■ **THE PROBLEM**: All lines holding the string "this" are to be shown.

■ **EXCERPTED DATA**:
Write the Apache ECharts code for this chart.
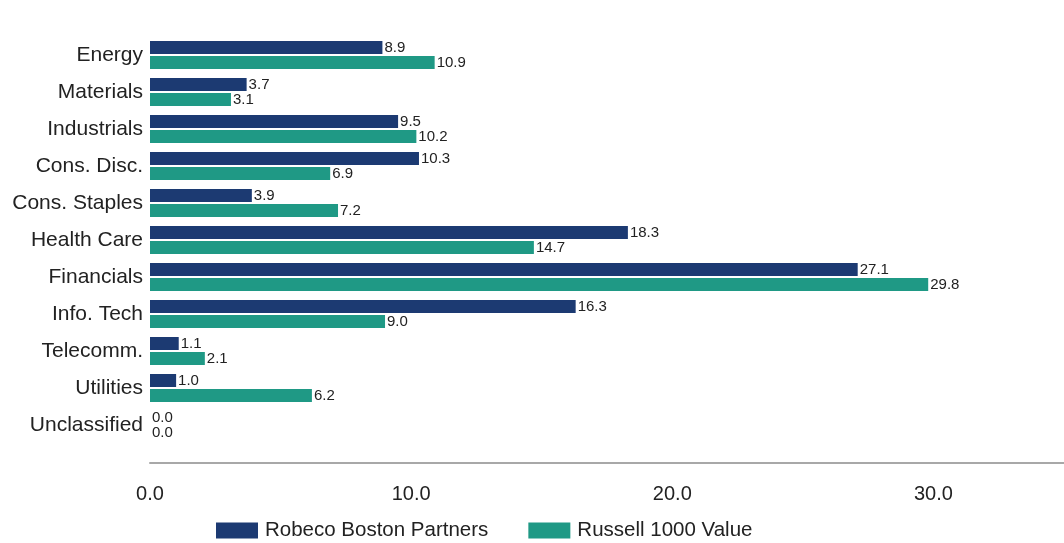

---

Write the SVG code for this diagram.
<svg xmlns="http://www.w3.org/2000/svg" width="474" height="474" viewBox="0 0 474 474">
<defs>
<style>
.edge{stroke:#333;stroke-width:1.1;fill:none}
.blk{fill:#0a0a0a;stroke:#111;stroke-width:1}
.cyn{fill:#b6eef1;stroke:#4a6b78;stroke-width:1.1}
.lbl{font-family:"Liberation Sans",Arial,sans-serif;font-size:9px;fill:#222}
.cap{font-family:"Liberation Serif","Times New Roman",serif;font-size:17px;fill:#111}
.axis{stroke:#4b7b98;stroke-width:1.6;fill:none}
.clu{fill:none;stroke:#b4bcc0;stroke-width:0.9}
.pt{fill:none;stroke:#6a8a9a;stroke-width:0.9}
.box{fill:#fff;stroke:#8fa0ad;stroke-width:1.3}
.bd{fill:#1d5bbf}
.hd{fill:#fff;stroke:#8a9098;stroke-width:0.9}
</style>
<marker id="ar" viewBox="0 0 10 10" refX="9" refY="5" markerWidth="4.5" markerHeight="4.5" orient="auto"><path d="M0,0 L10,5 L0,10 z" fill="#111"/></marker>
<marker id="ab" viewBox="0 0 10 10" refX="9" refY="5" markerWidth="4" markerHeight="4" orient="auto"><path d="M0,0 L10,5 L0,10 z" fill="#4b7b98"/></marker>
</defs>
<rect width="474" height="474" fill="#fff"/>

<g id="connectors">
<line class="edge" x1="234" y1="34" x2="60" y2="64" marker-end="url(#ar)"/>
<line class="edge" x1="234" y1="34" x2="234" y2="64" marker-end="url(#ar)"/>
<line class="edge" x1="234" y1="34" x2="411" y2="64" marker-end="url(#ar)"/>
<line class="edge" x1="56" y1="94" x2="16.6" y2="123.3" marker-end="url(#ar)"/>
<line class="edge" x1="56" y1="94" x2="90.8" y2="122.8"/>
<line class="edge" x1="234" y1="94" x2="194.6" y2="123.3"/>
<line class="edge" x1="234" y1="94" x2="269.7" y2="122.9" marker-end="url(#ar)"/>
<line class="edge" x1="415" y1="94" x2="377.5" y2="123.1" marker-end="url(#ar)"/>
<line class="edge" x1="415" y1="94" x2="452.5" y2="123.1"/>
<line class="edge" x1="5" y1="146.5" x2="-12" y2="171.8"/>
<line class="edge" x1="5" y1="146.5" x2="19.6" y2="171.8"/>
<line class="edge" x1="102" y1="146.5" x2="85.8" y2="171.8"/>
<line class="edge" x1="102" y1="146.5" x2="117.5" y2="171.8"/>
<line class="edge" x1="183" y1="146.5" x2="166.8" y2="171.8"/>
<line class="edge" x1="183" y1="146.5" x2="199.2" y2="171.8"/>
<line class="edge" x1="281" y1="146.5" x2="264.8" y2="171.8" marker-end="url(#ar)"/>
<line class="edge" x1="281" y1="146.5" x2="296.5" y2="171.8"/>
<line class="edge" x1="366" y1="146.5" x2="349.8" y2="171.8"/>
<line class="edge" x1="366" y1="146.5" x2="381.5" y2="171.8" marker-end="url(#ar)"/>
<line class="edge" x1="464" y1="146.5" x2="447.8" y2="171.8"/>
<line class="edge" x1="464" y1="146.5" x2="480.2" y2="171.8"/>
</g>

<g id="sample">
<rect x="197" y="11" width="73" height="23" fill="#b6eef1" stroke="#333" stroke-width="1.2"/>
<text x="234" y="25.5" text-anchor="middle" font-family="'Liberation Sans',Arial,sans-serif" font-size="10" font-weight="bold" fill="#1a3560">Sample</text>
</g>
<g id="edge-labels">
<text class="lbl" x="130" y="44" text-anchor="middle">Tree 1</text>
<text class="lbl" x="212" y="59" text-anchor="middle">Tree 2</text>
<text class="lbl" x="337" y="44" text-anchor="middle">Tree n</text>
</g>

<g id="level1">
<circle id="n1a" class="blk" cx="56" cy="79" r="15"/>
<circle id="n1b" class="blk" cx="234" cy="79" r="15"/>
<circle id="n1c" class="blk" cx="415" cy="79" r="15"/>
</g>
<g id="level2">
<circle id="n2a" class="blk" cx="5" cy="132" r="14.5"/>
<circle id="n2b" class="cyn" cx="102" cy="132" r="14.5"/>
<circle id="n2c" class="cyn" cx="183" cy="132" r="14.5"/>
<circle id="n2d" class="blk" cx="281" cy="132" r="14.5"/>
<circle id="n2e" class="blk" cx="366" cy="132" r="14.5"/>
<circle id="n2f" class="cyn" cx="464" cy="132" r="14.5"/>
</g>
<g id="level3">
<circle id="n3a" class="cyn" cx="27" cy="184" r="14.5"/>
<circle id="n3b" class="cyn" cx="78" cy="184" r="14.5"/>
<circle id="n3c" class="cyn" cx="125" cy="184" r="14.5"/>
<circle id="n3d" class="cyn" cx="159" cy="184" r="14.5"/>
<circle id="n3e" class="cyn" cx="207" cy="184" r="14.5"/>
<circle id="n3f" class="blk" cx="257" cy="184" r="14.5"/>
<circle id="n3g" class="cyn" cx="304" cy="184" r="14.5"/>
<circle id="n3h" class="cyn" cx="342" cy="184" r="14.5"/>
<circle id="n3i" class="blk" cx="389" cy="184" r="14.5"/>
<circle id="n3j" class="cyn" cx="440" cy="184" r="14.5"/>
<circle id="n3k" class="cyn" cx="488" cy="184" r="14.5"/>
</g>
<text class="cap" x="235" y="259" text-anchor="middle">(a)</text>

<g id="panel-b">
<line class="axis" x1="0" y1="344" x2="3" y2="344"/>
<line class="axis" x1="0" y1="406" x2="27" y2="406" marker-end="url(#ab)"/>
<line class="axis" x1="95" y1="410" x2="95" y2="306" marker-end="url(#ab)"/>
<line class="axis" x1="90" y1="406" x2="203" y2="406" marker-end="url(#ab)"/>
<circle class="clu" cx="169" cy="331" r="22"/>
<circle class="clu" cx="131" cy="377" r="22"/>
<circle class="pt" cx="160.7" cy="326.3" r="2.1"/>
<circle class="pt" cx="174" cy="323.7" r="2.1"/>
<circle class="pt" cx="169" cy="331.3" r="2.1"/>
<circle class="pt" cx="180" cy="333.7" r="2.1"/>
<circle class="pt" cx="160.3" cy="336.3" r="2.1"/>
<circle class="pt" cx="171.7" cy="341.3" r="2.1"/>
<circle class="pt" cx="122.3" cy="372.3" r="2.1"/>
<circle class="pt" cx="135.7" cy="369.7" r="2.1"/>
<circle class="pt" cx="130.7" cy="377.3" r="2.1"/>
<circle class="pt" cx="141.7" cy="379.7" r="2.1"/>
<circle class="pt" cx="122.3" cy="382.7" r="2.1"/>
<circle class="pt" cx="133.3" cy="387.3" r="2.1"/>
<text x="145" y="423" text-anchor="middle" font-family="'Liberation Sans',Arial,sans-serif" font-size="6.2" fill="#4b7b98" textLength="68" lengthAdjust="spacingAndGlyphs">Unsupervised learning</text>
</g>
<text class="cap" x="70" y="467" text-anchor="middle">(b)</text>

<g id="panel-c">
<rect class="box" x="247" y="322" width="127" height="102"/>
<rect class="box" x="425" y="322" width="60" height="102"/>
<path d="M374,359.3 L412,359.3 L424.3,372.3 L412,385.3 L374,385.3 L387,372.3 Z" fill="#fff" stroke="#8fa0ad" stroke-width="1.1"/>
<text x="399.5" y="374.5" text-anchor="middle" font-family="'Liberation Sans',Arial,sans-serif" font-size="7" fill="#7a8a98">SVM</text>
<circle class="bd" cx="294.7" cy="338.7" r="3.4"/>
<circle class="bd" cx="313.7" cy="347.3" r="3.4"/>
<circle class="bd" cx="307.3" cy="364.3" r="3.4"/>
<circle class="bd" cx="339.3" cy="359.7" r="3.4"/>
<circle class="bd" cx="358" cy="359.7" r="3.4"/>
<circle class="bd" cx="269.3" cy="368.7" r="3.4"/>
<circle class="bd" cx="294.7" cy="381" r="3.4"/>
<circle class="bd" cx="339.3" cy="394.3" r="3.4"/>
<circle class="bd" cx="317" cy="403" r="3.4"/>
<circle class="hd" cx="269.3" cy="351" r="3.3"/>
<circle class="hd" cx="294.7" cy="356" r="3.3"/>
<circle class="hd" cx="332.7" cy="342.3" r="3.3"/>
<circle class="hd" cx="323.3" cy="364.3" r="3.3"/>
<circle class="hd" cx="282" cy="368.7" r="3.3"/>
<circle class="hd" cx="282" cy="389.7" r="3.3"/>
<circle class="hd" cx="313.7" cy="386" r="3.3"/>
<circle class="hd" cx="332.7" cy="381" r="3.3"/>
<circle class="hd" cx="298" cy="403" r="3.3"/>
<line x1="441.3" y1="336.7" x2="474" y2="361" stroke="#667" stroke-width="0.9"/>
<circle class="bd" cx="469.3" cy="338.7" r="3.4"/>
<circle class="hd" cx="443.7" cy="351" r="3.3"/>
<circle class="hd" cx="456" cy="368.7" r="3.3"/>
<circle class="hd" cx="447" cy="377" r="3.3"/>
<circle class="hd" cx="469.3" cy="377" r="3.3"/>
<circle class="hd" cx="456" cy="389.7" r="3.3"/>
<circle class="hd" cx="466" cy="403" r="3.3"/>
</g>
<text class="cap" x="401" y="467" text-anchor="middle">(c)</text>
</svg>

==

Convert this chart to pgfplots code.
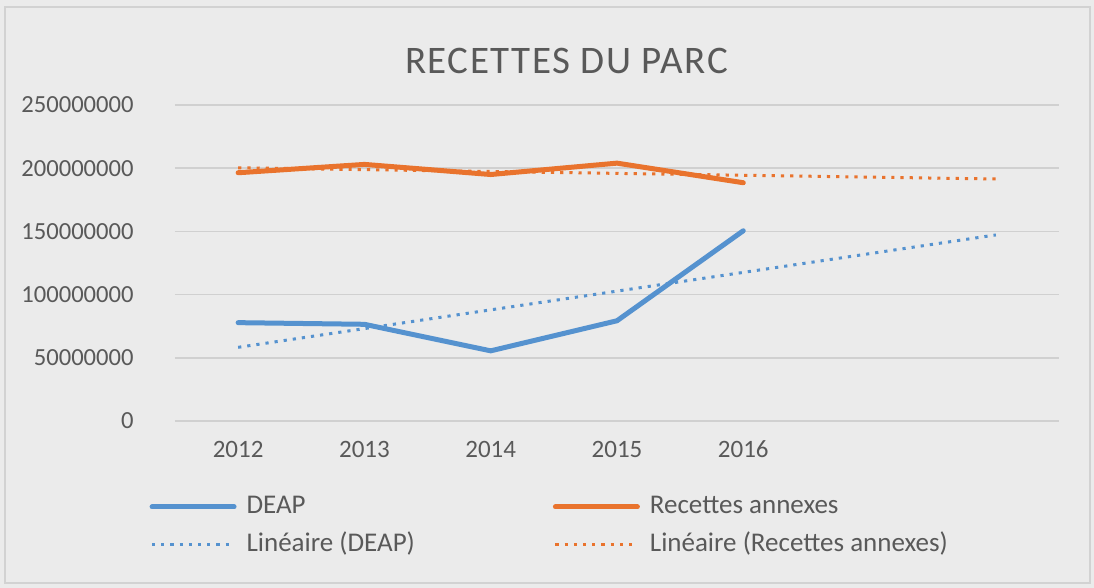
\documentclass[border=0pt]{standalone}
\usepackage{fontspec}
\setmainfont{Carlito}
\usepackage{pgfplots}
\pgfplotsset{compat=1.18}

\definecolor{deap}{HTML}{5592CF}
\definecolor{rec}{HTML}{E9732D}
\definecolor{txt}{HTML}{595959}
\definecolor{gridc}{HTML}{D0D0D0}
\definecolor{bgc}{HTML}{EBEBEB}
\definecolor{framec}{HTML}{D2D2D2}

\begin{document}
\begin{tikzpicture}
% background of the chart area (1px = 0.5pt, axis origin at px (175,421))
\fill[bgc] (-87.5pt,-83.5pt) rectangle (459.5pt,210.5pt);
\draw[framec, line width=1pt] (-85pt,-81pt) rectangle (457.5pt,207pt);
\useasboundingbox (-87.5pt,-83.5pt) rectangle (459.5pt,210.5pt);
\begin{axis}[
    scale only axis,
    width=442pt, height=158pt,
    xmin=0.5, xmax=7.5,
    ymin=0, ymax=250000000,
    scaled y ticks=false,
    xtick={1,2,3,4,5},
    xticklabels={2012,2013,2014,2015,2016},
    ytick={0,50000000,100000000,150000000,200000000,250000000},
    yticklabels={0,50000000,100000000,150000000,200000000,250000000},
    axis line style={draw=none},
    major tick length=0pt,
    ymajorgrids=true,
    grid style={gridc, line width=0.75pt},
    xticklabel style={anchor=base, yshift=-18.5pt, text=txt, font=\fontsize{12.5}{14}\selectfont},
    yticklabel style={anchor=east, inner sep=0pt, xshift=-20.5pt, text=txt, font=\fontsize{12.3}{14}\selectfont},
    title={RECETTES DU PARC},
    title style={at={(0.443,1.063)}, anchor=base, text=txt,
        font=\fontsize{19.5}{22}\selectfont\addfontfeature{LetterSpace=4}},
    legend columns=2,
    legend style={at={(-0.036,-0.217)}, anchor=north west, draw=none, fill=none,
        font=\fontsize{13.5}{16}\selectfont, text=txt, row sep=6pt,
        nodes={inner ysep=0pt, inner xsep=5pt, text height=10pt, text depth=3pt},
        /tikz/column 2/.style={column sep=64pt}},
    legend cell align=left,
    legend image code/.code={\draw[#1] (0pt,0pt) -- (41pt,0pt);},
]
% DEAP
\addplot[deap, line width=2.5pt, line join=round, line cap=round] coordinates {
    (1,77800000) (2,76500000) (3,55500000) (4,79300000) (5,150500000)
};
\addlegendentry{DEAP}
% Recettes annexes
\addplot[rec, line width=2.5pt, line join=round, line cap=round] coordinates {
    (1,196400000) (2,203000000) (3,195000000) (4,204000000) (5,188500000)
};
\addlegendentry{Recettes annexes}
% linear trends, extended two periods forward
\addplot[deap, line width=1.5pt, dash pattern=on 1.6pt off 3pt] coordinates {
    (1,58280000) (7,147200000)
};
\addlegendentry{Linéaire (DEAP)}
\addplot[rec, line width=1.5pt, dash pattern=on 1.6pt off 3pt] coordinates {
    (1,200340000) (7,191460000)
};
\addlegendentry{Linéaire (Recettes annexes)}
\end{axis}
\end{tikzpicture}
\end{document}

■ **THE RESULT**:
Write the Apache ECharts code for this chart.
Write the SVG code for this diagram.
Convert this chart to pgfplots code.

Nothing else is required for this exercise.